Innovation is always a threat to incumbents; look at the race among carmakers to make a driverless car before Google writes the software for computers with four wheels. Electricity sparked the second industrial revolution, destroying old jobs in industries that became superfluous and leaving workers with stranded skills.

It was tough being a blacksmith in 1920, after industrialists perfected the science of the electric arc and the techniques of mass production. Skills that had been built up through long years of hard labour were now as good as worthless.

This is one reason why university graduates enjoy greater sustained long-term growth in earnings than apprentices — they are better able to ride waves of technological change.

It used to be that industrial towns grew up around the coalfields or water supplies that sustained the machines — only to decline when the machines were themselves superseded. Now clusters emerge around universities and research institutes instead.

But while robots and automation will create problems for particular industries and the people working in them, the economy as a whole can adapt. I do not expect us to depart from the path of industrialisation in which jobs change radically and old ones disappear, but the number of people in work keeps growing. Technological advances bring extraordinary benefits to consumers, as goods become cheaper and new products are created that no one could have foreseen.

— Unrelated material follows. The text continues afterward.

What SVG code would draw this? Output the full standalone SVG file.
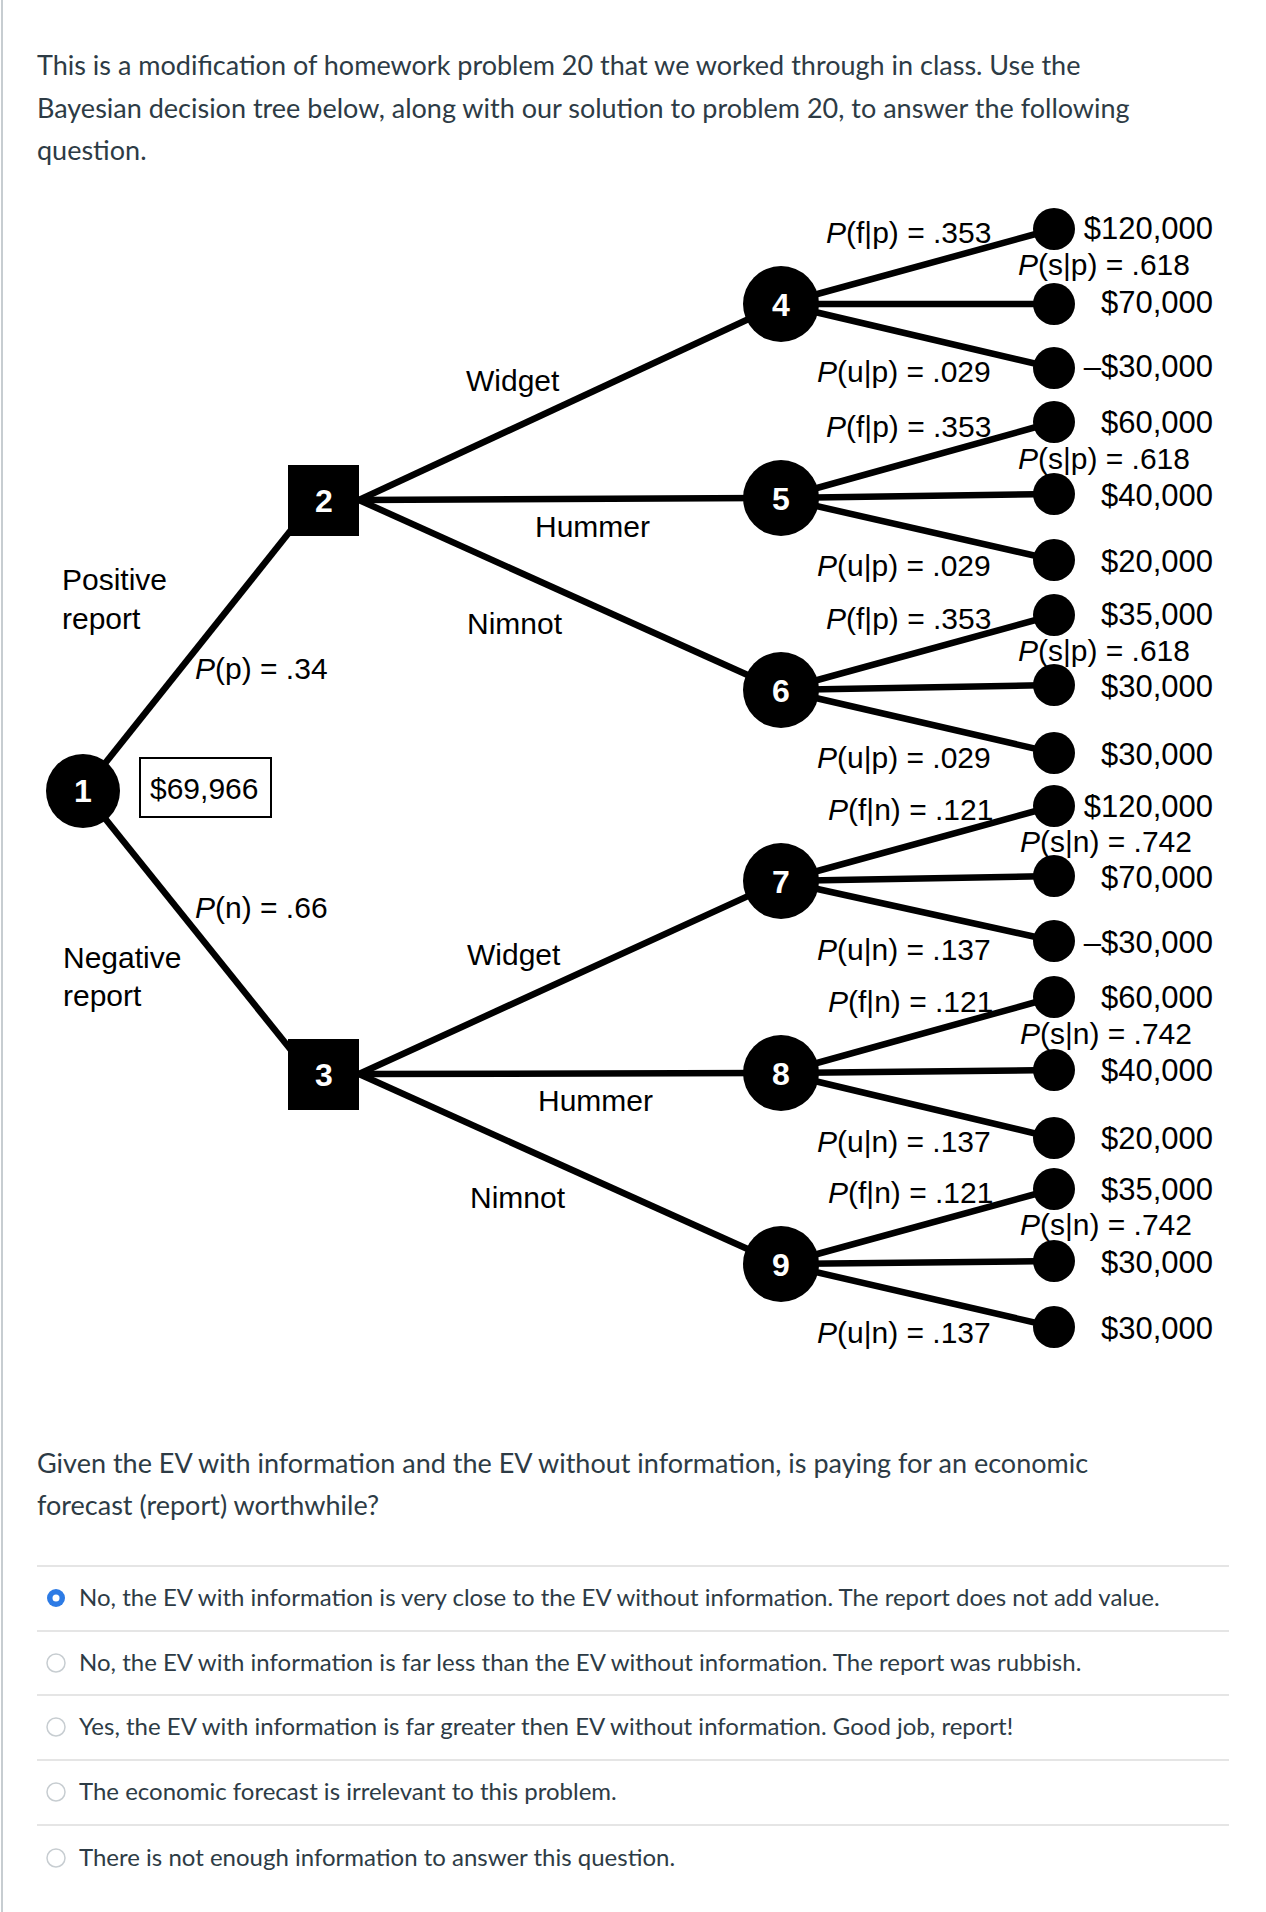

Human wants are infinite; the lack of things that had not even been invented a few decades earlier is enough to make us feel poor. If nothing else, people will always pay for interaction with other human beings. Cinema has not killed live theatre; easy access to recorded music has only increased the premium people pay to hear a performance live. The IT revolution has disrupted industries, but it has not been a net destroyer of jobs.

One reason why robot paranoia has taken hold in the US is that companies are taking a greater share of the economic pie, at the expense of workers, at a time when participation in the labour market is falling.

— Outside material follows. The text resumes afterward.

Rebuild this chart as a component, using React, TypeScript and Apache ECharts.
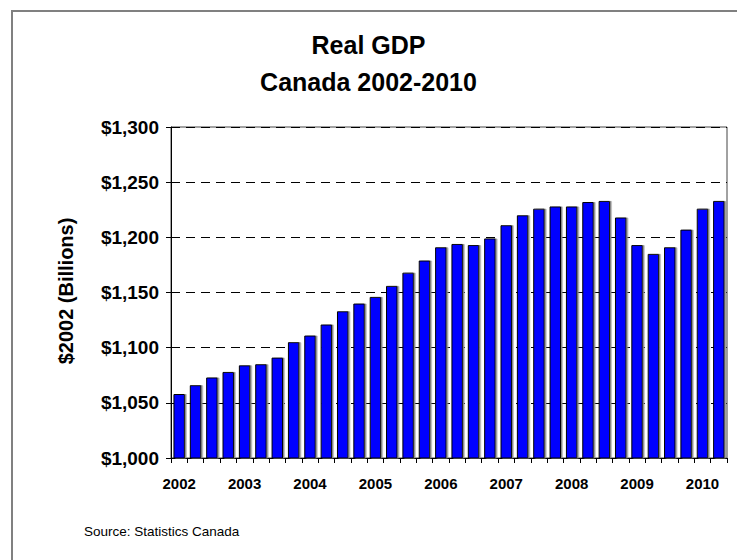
import React, { useEffect, useRef } from "react";
import * as echarts from "echarts";

const quarters: string[] = [
  "2002Q1", "2002Q2", "2002Q3", "2002Q4",
  "2003Q1", "2003Q2", "2003Q3", "2003Q4",
  "2004Q1", "2004Q2", "2004Q3", "2004Q4",
  "2005Q1", "2005Q2", "2005Q3", "2005Q4",
  "2006Q1", "2006Q2", "2006Q3", "2006Q4",
  "2007Q1", "2007Q2", "2007Q3", "2007Q4",
  "2008Q1", "2008Q2", "2008Q3", "2008Q4",
  "2009Q1", "2009Q2", "2009Q3", "2009Q4",
  "2010Q1", "2010Q2",
];

const gdpValues: number[] = [
  1058, 1066, 1073, 1078,
  1084, 1085, 1091, 1105,
  1111, 1121, 1133, 1140,
  1146, 1156, 1168, 1179,
  1191, 1194, 1193, 1199,
  1211, 1220, 1226, 1228,
  1228, 1232, 1233, 1218,
  1193, 1185, 1191, 1207,
  1226, 1233,
];

const titleLines: string[] = ["Real GDP", "Canada 2002-2010"];
const yAxisName = "$2002 (Billions)";
const sourceText = "Source: Statistics Canada";

const FONT = "Arial, 'Liberation Sans', Helvetica, sans-serif";

export default function App() {
  const ref = useRef<HTMLDivElement>(null);

  useEffect(() => {
    if (!ref.current) return;
    const chart = echarts.init(ref.current, undefined, { renderer: "svg" });
    chart.setOption({
      animation: false,
      backgroundColor: "#ffffff",
      textStyle: { fontFamily: FONT },
      title: {
        text: titleLines.join("\n"),
        left: "center",
        top: 21,
        textStyle: {
          fontFamily: FONT,
          fontSize: 25,
          fontWeight: "bold",
          color: "#000",
          lineHeight: 37,
        },
      },
      grid: {
        left: 171,
        right: 10,
        top: 127,
        bottom: 102,
        show: true,
        borderColor: "#444",
        borderWidth: 1,
        backgroundColor: "transparent",
      },
      xAxis: {
        type: "category",
        data: quarters,
        boundaryGap: true,
        axisLine: { show: true, lineStyle: { color: "#000", width: 1 } },
        axisTick: {
          show: true,
          interval: 0,
          length: 5,
          lineStyle: { color: "#000" },
        },
        axisLabel: {
          interval: 3,
          formatter: (v: string) => v.slice(0, 4),
          fontFamily: FONT,
          fontSize: 15,
          fontWeight: "bold",
          color: "#000",
          margin: 18,
        },
        splitLine: { show: false },
      },
      yAxis: {
        type: "value",
        min: 1000,
        max: 1300,
        interval: 50,
        axisLine: { show: true, lineStyle: { color: "#000", width: 1 } },
        axisTick: { show: true, length: 5, lineStyle: { color: "#000" } },
        axisLabel: {
          formatter: (v: number) => "$" + v.toLocaleString("en-US"),
          fontFamily: FONT,
          fontSize: 19,
          fontWeight: "bold",
          color: "#000",
          margin: 12,
        },
        splitLine: {
          show: true,
          lineStyle: { color: "#000", type: [9, 6], width: 1 },
        },
      },
      series: [
        {
          type: "bar",
          data: gdpValues,
          barCategoryGap: "30%",
          itemStyle: {
            color: "#0000FF",
            borderColor: "#000",
            borderWidth: 1,
            shadowColor: "#888",
            shadowOffsetX: 1.5,
            shadowOffsetY: 0,
            shadowBlur: 0,
          },
        },
      ],
      graphic: [
        {
          type: "rect",
          shape: { x: 12, y: 11, width: 800, height: 700 },
          style: { fill: "transparent", stroke: "#808080", lineWidth: 2 },
          silent: true,
        },
        {
          type: "text",
          x: 66,
          y: 291,
          rotation: Math.PI / 2,
          style: {
            text: yAxisName,
            font: `bold 20px ${FONT}`,
            fill: "#000",
            textAlign: "center",
            textVerticalAlign: "middle",
          },
        },
        {
          type: "text",
          x: 84,
          y: 531,
          style: {
            text: sourceText,
            font: `13.5px ${FONT}`,
            fill: "#000",
            textAlign: "left",
            textVerticalAlign: "middle",
          },
        },
      ],
    });
    return () => chart.dispose();
  }, []);

  return (
    <div
      ref={ref}
      style={{ position: "absolute", left: 0, top: 0, width: 737, height: 560 }}
    />
  );
}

But much of this is a result of American policy failures that need not be replicated elsewhere. America used to be a world leader in educating its workforce but now Britain has a higher graduation rate. Since 1999 the proportion of 25- to 54-year-olds who participate in the labour market has increased by 3 percentage points in the UK while in the US it has fallen by a similar amount.

In the UK pay inequality has been broadly flat since the 2000s and has fallen since the crash; in the US it is rising. Britain’s problem is not that technology is moving too fast: our trouble is that our inventions do not reach the market quickly enough.

We need sustained government investment to spur disruptive technologies, such as automation and robots. This is not the same as old-fashioned propping-up of incumbents; indeed, the technologies in question are a challenge to existing companies. And in the US there is far more federal and state support for the commercialisation of new general-purpose technologies. Britain must keep up.

The problem facing many major economies is not that robots will take all the jobs; it is that they will not be able to take them fast enough as human workers retire.

Japan, with its combination of low birth rates and opposition to immigration, has long been a leading inventor of robots.

They are pioneers in assistive technologies for the elderly — from exoskeletons to help frail people get up and move to service robots that will keep them company.

Britain’s care sector is wrestling with a planned increase in the minimum wage for workers over the age of 25. It could instead turn to innovative technological advances to help it bring down costs. There are still too many policy discussions which assume technology is fixed.

Industry, too, has been too slow to adapt. Because we think of robots as machinery, our conventional model of factory safety has been to keep humans well away from them.

Yet their potential will only truly be unleashed when they are used far more flexibly — so that people think of them almost as colleagues.

I can just about imagine a future where the main debate in public policy is how to distribute revenues from robots to citizens so they can enjoy a life of leisure. It would be rather like HG Wells’ Time Machine — except that the proletariat would consist entirely of robots, so that all the humans would enjoy the fey and carefree existence of his elite.

The problem we confront today is the opposite. We have more work to do than people to do it. Robots are the answer — not the threat.